** Start of DATA SECTION **
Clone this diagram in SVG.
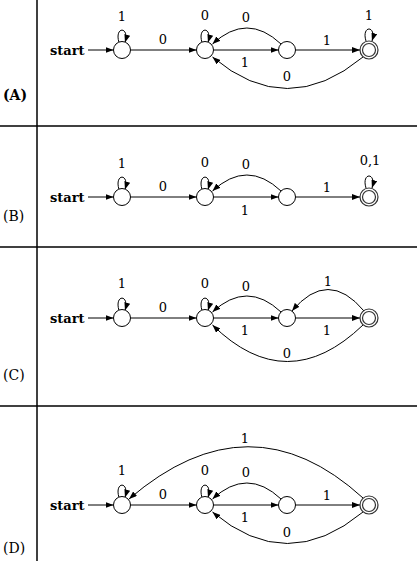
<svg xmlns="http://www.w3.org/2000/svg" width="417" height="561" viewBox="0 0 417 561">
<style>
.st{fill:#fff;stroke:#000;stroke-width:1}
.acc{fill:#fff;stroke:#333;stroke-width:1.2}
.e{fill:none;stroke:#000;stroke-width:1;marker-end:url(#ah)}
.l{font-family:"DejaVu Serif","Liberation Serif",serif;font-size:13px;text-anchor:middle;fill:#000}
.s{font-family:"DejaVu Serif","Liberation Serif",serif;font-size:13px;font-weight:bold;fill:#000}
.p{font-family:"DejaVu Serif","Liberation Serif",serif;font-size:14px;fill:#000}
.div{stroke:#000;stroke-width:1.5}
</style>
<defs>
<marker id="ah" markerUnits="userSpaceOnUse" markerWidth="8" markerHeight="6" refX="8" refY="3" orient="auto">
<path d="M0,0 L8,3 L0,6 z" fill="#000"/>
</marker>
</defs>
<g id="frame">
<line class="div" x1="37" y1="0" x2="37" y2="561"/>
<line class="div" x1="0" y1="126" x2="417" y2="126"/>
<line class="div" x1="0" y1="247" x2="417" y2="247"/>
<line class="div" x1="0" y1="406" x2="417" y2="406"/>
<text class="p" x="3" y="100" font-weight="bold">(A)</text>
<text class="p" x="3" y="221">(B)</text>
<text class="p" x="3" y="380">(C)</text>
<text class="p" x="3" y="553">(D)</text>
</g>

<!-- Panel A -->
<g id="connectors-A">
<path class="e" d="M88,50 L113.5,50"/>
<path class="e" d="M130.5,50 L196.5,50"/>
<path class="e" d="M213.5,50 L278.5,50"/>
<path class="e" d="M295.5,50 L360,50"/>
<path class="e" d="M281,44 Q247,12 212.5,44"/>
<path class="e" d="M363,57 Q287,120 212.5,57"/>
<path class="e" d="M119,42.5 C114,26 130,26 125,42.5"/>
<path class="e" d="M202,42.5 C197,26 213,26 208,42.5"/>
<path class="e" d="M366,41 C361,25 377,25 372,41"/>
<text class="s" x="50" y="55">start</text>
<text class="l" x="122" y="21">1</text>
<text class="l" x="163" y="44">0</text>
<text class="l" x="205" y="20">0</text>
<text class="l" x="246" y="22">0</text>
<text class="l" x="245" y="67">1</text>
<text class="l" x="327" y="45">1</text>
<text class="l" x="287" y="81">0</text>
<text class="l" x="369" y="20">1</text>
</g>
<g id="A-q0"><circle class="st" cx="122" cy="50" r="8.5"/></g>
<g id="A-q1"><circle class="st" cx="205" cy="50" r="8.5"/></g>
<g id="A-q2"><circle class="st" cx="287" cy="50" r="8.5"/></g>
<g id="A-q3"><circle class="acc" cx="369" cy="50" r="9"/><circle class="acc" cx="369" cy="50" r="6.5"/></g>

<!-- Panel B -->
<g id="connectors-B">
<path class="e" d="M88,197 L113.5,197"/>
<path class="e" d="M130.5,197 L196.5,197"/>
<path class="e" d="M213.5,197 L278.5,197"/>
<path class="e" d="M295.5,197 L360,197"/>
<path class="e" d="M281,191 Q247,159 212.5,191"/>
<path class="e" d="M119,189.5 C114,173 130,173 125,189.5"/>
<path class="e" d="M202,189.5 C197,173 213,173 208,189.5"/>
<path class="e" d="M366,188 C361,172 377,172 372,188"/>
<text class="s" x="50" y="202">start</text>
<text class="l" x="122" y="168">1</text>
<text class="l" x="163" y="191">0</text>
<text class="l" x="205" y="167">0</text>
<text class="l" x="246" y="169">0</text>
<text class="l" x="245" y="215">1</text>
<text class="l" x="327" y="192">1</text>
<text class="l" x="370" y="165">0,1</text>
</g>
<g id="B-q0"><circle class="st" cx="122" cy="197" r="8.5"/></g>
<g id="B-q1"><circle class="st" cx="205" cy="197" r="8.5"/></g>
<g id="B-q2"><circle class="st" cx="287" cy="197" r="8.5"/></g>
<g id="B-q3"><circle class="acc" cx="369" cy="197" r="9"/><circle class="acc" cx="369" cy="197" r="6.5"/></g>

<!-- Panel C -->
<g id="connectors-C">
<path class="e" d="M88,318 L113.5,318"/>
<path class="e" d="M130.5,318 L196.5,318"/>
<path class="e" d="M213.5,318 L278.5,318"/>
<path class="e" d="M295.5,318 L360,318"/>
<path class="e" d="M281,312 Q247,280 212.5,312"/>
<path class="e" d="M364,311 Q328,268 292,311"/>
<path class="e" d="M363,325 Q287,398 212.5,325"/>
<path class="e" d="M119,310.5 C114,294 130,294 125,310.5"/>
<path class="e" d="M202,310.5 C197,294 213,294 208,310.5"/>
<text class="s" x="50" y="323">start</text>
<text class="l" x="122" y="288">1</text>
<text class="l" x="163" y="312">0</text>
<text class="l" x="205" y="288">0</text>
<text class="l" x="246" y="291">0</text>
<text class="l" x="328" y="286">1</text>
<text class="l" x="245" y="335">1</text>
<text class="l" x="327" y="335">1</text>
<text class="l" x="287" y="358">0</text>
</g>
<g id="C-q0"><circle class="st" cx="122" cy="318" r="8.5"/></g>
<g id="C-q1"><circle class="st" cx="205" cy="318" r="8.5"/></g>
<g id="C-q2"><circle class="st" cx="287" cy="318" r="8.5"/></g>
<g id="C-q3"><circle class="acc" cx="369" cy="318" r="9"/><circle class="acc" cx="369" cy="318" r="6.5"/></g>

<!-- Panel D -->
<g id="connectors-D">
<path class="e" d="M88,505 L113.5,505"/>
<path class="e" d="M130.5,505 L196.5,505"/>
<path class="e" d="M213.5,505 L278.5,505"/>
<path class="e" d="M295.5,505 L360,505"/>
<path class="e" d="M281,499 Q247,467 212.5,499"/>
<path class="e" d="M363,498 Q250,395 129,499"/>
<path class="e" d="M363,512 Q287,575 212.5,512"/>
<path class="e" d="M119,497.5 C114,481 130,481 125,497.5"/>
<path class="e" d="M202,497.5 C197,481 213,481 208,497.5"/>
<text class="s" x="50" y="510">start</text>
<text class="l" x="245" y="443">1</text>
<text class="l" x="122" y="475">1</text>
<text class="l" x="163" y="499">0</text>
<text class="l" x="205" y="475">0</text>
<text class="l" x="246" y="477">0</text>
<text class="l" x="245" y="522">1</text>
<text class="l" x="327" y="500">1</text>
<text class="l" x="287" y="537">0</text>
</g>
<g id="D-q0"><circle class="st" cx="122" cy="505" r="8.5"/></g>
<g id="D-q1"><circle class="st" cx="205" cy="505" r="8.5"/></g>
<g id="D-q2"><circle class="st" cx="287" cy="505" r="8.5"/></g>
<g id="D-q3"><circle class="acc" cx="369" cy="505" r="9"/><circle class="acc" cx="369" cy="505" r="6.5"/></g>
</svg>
** End of DATA SECTION **
** Start of DATA SECTION **
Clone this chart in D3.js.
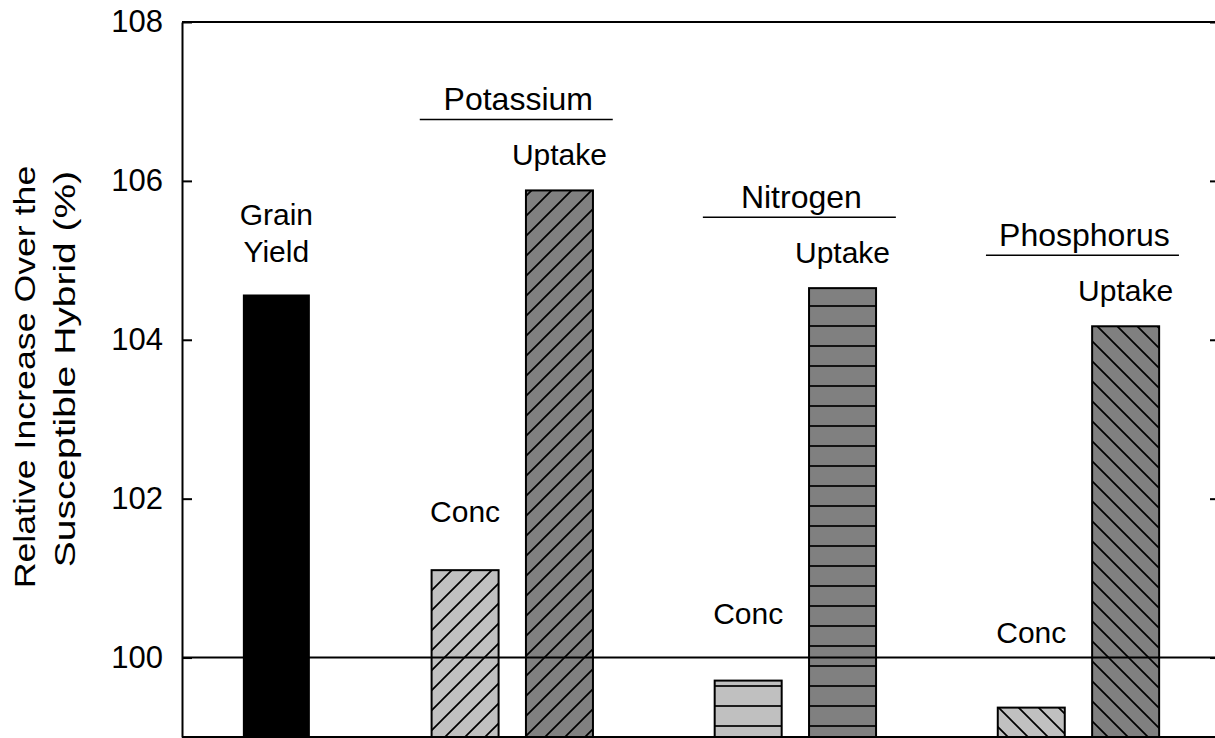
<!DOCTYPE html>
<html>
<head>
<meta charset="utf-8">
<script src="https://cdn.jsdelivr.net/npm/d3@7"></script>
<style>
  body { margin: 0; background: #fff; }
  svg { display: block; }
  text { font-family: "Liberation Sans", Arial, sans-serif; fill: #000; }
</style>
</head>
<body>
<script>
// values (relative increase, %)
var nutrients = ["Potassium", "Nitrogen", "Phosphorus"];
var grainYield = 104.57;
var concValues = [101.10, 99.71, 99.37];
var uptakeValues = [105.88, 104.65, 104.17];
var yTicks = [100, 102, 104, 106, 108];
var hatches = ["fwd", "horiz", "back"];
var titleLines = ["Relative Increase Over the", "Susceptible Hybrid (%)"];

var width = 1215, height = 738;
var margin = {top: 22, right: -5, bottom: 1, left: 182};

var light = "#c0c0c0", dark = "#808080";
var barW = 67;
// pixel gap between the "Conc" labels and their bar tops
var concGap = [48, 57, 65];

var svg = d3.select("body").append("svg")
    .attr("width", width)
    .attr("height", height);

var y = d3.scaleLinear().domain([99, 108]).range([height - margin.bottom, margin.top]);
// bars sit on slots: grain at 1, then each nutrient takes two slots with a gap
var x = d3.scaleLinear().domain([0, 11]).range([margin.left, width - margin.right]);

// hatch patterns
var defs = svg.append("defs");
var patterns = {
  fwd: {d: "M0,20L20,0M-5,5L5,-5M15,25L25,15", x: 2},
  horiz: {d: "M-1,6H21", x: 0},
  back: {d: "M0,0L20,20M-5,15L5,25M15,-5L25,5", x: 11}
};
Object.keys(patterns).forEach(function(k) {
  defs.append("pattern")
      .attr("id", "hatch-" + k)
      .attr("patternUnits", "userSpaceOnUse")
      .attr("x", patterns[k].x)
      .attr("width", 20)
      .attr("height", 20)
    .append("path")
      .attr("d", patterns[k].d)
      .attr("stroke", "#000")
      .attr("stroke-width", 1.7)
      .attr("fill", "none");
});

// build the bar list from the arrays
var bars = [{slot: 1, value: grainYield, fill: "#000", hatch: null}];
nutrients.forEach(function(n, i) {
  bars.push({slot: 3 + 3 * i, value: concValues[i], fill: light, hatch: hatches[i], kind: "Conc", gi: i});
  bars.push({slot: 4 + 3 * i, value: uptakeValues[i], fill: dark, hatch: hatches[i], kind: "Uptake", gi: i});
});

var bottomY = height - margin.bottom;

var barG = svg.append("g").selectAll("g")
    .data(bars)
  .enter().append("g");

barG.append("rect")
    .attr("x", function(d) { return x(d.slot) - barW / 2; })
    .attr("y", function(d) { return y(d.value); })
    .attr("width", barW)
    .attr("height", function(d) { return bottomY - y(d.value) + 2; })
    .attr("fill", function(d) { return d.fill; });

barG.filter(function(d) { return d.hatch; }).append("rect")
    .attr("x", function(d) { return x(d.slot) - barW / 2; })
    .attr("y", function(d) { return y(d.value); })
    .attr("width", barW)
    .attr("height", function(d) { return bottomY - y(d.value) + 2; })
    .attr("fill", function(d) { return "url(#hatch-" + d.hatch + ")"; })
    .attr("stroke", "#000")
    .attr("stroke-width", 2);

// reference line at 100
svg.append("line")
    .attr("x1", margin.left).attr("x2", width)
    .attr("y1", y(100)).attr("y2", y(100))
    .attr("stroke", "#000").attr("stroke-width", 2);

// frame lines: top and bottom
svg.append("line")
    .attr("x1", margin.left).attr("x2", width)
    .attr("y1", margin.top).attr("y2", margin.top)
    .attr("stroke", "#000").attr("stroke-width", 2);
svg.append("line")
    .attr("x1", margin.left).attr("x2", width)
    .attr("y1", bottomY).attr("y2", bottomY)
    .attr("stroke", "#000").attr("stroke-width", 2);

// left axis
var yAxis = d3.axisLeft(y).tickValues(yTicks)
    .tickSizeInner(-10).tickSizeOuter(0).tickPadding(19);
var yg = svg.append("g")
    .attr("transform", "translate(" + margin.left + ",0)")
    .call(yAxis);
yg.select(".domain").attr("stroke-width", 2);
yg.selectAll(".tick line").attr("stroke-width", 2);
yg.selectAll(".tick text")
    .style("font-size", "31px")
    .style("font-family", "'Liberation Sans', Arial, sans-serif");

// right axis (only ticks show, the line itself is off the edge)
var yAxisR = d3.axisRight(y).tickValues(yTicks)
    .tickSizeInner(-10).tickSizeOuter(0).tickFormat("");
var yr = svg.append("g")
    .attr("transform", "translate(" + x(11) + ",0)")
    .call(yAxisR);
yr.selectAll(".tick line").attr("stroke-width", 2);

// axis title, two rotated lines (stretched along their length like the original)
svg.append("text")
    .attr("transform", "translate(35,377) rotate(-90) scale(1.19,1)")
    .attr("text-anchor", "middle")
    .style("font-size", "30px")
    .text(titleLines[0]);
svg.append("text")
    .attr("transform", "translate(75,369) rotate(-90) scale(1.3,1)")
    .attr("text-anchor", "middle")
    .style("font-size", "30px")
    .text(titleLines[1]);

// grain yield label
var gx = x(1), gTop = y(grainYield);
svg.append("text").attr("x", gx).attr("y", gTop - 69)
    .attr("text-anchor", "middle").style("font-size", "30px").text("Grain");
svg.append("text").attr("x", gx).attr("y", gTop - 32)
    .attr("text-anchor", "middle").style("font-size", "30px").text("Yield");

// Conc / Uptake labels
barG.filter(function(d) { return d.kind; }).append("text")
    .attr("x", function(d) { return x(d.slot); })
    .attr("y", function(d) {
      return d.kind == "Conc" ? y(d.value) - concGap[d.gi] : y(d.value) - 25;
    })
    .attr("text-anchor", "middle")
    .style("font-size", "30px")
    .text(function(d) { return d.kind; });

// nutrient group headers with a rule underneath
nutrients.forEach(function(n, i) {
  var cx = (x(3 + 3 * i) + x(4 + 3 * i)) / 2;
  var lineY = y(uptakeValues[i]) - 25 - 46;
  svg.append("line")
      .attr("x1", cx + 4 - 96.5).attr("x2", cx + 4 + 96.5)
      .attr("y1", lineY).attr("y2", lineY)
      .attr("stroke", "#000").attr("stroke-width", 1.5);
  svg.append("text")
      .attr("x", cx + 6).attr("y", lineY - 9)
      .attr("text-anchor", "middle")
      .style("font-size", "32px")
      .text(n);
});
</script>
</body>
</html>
** End of DATA SECTION **
INSTRUCTION: Among the entries above, locate the line with "Clone this chart in D3.js." and the line with "width - margin.right]);". Give those two lines and all lines between them again, exactly, leaving out the pictures.

REPLY:
Clone this chart in D3.js.
<!DOCTYPE html>
<html>
<head>
<meta charset="utf-8">
<script src="https://cdn.jsdelivr.net/npm/d3@7"></script>
<style>
  body { margin: 0; background: #fff; }
  svg { display: block; }
  text { font-family: "Liberation Sans", Arial, sans-serif; fill: #000; }
</style>
</head>
<body>
<script>
// values (relative increase, %)
var nutrients = ["Potassium", "Nitrogen", "Phosphorus"];
var grainYield = 104.57;
var concValues = [101.10, 99.71, 99.37];
var uptakeValues = [105.88, 104.65, 104.17];
var yTicks = [100, 102, 104, 106, 108];
var hatches = ["fwd", "horiz", "back"];
var titleLines = ["Relative Increase Over the", "Susceptible Hybrid (%)"];

var width = 1215, height = 738;
var margin = {top: 22, right: -5, bottom: 1, left: 182};

var light = "#c0c0c0", dark = "#808080";
var barW = 67;
// pixel gap between the "Conc" labels and their bar tops
var concGap = [48, 57, 65];

var svg = d3.select("body").append("svg")
    .attr("width", width)
    .attr("height", height);

var y = d3.scaleLinear().domain([99, 108]).range([height - margin.bottom, margin.top]);
// bars sit on slots: grain at 1, then each nutrient takes two slots with a gap
var x = d3.scaleLinear().domain([0, 11]).range([margin.left, width - margin.right]);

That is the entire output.